The Go-Go’s – Swim with the Go-Go’s
Counting those no longer in use, there are between 218,000 and 470,000 words in the English language. Spotify reportedly has over 11,000,000 artists and creators on the service. Considering this ratio, the not unlimited ways in which those words can be combined and the inherent limitations in naming something (special shout-out to The The for finding a clever workaround), it’s no surprise that there are a lot of situations where two bands have the same name.
I happen to love the 1980s version of The Go-Go’s, but I’ve lately developed considerable affection for their early 1960s doppelgänger. The band is pretty unknown even for an active hunter of the obscure like me: most of what I know about them comes from the fantastic podcast “Bizarre Albums”, which describes how they became hired guns on an album aimed at capitalizing on the television hit “The Munsters” (some decent tracks, but the charms of its conceit quickly wear thin).
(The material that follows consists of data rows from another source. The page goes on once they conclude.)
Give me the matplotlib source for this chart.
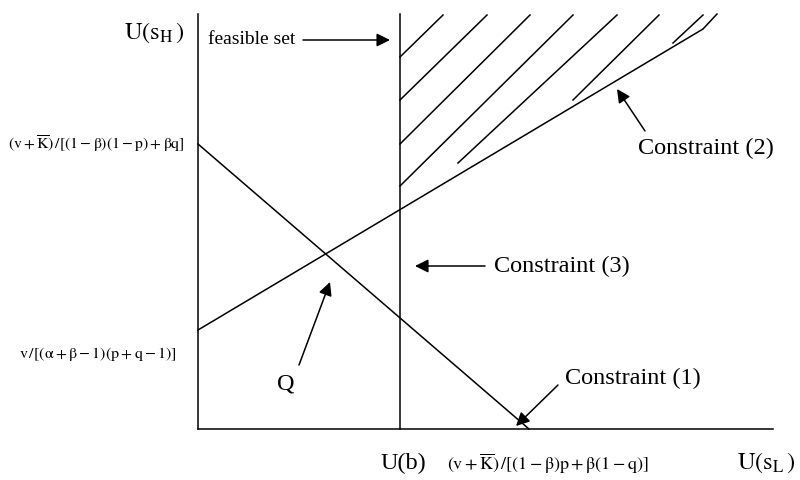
import matplotlib.pyplot as plt

plt.rcParams['font.family'] = ['Liberation Serif', 'DejaVu Serif']
plt.rcParams['mathtext.fontset'] = 'stix'

# diagram units: origin at the corner of the two axes
axis_x_end = 575
axis_y_end = 415
u_b = 202  # Constraint (3): U(b)

c1_x = [0, 331]
c1_y = [285, 0]
c2_x = [0, 505, 519]
c2_y = [99, 400, 415]

# hatching of the feasible set
hatch_x0 = [202, 202, 202, 202, 260, 375, 475]
hatch_y0 = [372, 329, 285, 243, 266, 329, 386]
hatch_x1 = [245, 289, 332, 375, 419, 461, 505]
hatch_y1 = [414, 414, 414, 414, 414, 414, 414]

# (text, tail, tip, text position, font size)
callouts = [
    ("feasible set", (105, 389), (192, 389), (10, 389), 14),
    ("Constraint (2)", (447, 298), (419, 340), (440, 281), 17.5),
    ("Constraint (3)", (287, 163), (217, 163), (296, 163), 17.5),
    ("Constraint (1)", (360, 44), (318, 3), (367, 51), 17.5),
]
q_label = ("Q", (101, 64), (132, 147), (88, 45))

# (text, x of right edge, y, size)
y_tick_labels = [
    (r"$\mathrm{(v+\overline{K})\,/[(1-\beta)(1-p)+\beta q]}$", -13, 285, 11.3),
    (r"$\mathrm{v\,/[(\alpha+\beta-1)(p+q-1)]}$", -21, 75, 11.5),
]
x_tick_labels = [
    (r"$\mathrm{(v+\overline{K})\,/[(1-\beta)p+\beta(1-q)]}$", 350, 13),
]

fig = plt.figure(figsize=(8, 4.8), dpi=100)
ax = fig.add_axes([0, 0, 1, 1])
ax.set_xlim(-198, 602)
ax.set_ylim(-51, 429)
ax.axis("off")

lw = 1.1
ax.plot([0, 0], [0, axis_y_end], color="black", lw=lw)
ax.plot([0, axis_x_end], [0, 0], color="black", lw=lw)
ax.plot([u_b, u_b], [0, axis_y_end], color="black", lw=lw)
ax.plot(c1_x, c1_y, color="black", lw=lw)
ax.plot(c2_x, c2_y, color="black", lw=lw)
for x0, y0, x1, y1 in zip(hatch_x0, hatch_y0, hatch_x1, hatch_y1):
    ax.plot([x0, x1], [y0, y1], color="black", lw=lw)

arrow = dict(arrowstyle="-|>", color="black", lw=lw, mutation_scale=20,
             shrinkA=0, shrinkB=0)
big = 17.5
for text, tail, tip, pos, size in callouts:
    ax.annotate("", xy=tip, xytext=tail, arrowprops=arrow)
    ax.text(pos[0], pos[1], text, fontsize=size, ha="left", va="center")

text, tail, tip, pos = q_label
ax.annotate("", xy=tip, xytext=tail, arrowprops=arrow)
ax.text(pos[0], pos[1], text, fontsize=big, ha="center", va="center")

# axis titles
ax.text(-13, 396, r"$\mathrm{U(s_{H}\,)}$", fontsize=big, ha="right", va="center")
ax.text(205, -34, "U(b)", fontsize=big, ha="center", va="center")
ax.text(568, -34, r"$\mathrm{U(s_{L}\,)}$", fontsize=big, ha="center", va="center")

for text, x, y, size in y_tick_labels:
    ax.text(x, y, text, fontsize=size, ha="right", va="center")
for text, x, size in x_tick_labels:
    ax.text(x, -35, text, fontsize=size, ha="center", va="center")

fig.savefig("out.png", dpi=100)
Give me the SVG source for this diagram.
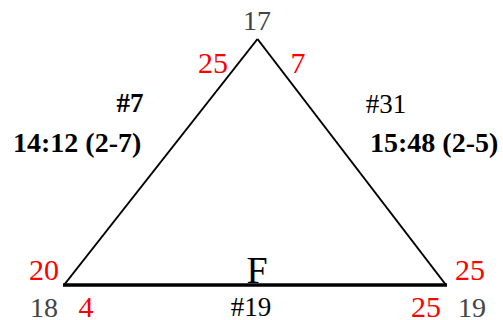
<svg xmlns="http://www.w3.org/2000/svg" width="503" height="320" viewBox="0 0 503 320">
<style>
text{font-family:"Liberation Serif","Times New Roman",serif}
.g{fill:#444;font-size:28px}
.r{fill:#f00;font-size:30px}
.b{fill:#000;font-size:28px;font-weight:bold}
.n{fill:#000;font-size:27px}
</style>
<rect width="503" height="320" fill="#fff"/>
<g id="connectors" stroke="#000" fill="none">
<line x1="257.5" y1="39" x2="64" y2="285" stroke-width="2"/>
<line x1="257.5" y1="39" x2="446" y2="285" stroke-width="2"/>
<line x1="63" y1="285" x2="447" y2="285" stroke-width="3.5"/>
</g>
<g id="n17"><text class="g" x="257" y="30" text-anchor="middle">17</text>
<text class="r" x="213" y="73" text-anchor="middle">25</text>
<text class="r" x="298" y="73" text-anchor="middle">7</text></g>
<g id="n18"><text class="g" x="44" y="317" text-anchor="middle">18</text>
<text class="r" x="44" y="280" text-anchor="middle">20</text>
<text class="r" x="86" y="317" text-anchor="middle">4</text></g>
<g id="n19"><text class="g" x="472" y="317" text-anchor="middle">19</text>
<text class="r" x="470" y="280" text-anchor="middle">25</text>
<text class="r" x="426" y="317" text-anchor="middle">25</text></g>
<g id="e7"><text class="n" x="130" y="112" text-anchor="middle" font-weight="bold">#7</text>
<text class="b" x="13" y="152">14:12 (2-7)</text></g>
<g id="e31"><text class="n" x="386" y="113" text-anchor="middle">#31</text>
<text class="b" x="370" y="152">15:48 (2-5)</text></g>
<g id="e19"><text class="n" x="251" y="316" text-anchor="middle">#19</text>
<text x="257" y="283" text-anchor="middle" font-size="38" fill="#000">F</text></g>
</svg>
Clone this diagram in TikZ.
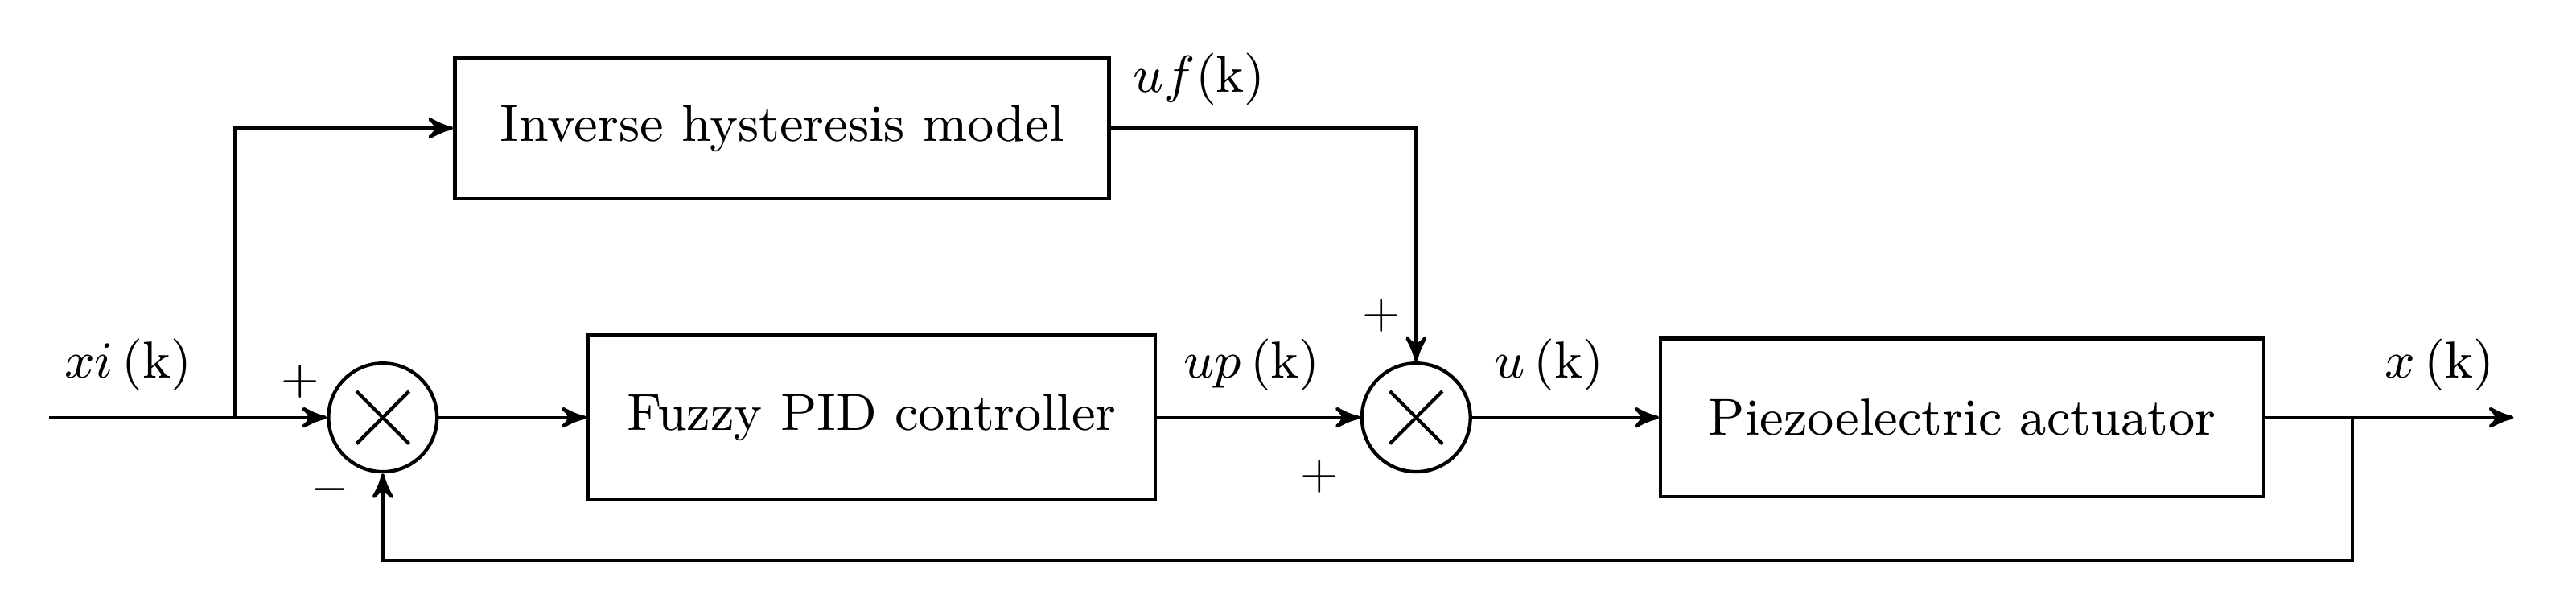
\documentclass[tikz,border=0pt]{standalone}
\usepackage{tikz}
\usetikzlibrary{positioning,shapes}
\usetikzlibrary{arrows}
\usepackage{amsmath}
\begin{document}
\begin{tikzpicture}[x=0.01cm,y=-0.01cm,>=stealth',font=\small,semithick]
	\tikzstyle{block} = [draw,shape=rectangle,fill=white,inner sep=0pt]
	\tikzstyle{sum} = [draw,shape=circle,minimum size=0.66cm,inner sep=0pt]
	\useasboundingbox (0,0) rectangle (1568,374);

	\node[block,minimum width=3.98cm,minimum height=0.86cm] (IHM) at (476,78) {Inverse hysteresis model};
	\node[block,minimum width=3.45cm,minimum height=1.0cm] (FPID) at (530.5,254) {Fuzzy PID controller};
	\node[block,minimum width=3.67cm,minimum height=0.96cm] (PA) at (1194.5,254) {Piezoelectric actuator};

	\node[sum] (S1) at (233,254) {};
	\node[sum] (S2) at (862,254) {};
	\draw ([shift={(-16,-16)}]S1.center) -- ([shift={(16,16)}]S1.center);
	\draw ([shift={(-16,16)}]S1.center) -- ([shift={(16,-16)}]S1.center);
	\draw ([shift={(-16,-16)}]S2.center) -- ([shift={(16,16)}]S2.center);
	\draw ([shift={(-16,16)}]S2.center) -- ([shift={(16,-16)}]S2.center);

	\coordinate (IN) at (30,254);
	\coordinate (B1) at (143,254);
	\coordinate (OUT) at (1530,254);
	\coordinate (B2) at (1432,254);

	\draw (IN) -- (B1);
	\draw [->] (B1) -- (S1);
	\draw [->] (B1) |- (IHM.west);
	\draw [->] (S1) -- (FPID);
	\draw [->] (FPID) -- (S2);
	\draw [->] (S2) -- (PA);
	\draw [->] (PA) -- (OUT);
	\draw [->] (IHM.east) -| (S2.north);
	\draw [->] (B2) |- (233,341) -- (S1.south);

	\node at (78,222) {$xi\,$(k)};
	\node at (730,48) {$uf$(k)};
	\node at (762,222) {$up\,$(k)};
	\node at (943,222) {$u\,$(k)};
	\node at (1485,222) {$x\,$(k)};
	\node at (183,232) {\footnotesize$+$};
	\node at (201,298) {\footnotesize$-$};
	\node at (841,192) {\footnotesize$+$};
	\node at (803,290) {\footnotesize$+$};
\end{tikzpicture}
\end{document}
Both records were released in 1964, and both are on Spotify and barely listened to.
“Swim with the Go-Go’s” is an absolute hoot. Although the sound and themes are pure surf pop, the lyrics delight in pricking the bubble of SoCal surfer dude narcissism that marked the hit tunes of the era. “(They Call Him) Chicken of the Sea” is about a guy who spends his time at the beach but can’t swim. The homoeroticism of young fit shirtless men spending all their time together is (possibly unintentionally) brought to the fore when they sing “If it weren’t for the girls, we’d have a lot of fun” in “At the Beach”, while at the same time the song plays up their aimless peacocking for those girls’ attentions. And “Peek-A-Boo Swimsuit” highlights the objectification of women in the genre, with the girl merely a vessel so the narrator “can be alone with your skintight polka dot peek-a-boo swimsuit”.
The highlight is “Goodbye Winter”, which satirizes surf music’s incessant male gaze eight years before John Berger and then Laura Mulvey wrote about it. The narrator is overjoyed because he has found the accessory he needs to bring back the highs of summer: a girl who will “wax my surfboard” (that could be a euphemism), “watch me swim”, cook wieners for him (another euphemism?), listen “to every word I say” and basically bury her entire personality in order to “join in everything I do”.
I don’t know if these guys were feminists, but they were definitely swimming in a different pool than the Beach Boys and others of that ilk, so the fact that the album flopped despite having great harmonies, the backing of a major label and the services of a multiple Grammy-winning producer is maybe not all that surprising. And that’s unfortunate: just like Emily Lou in “Goodbye Winter”, listening to either version of The Go-Go’s can chase away the gloom of a cold day.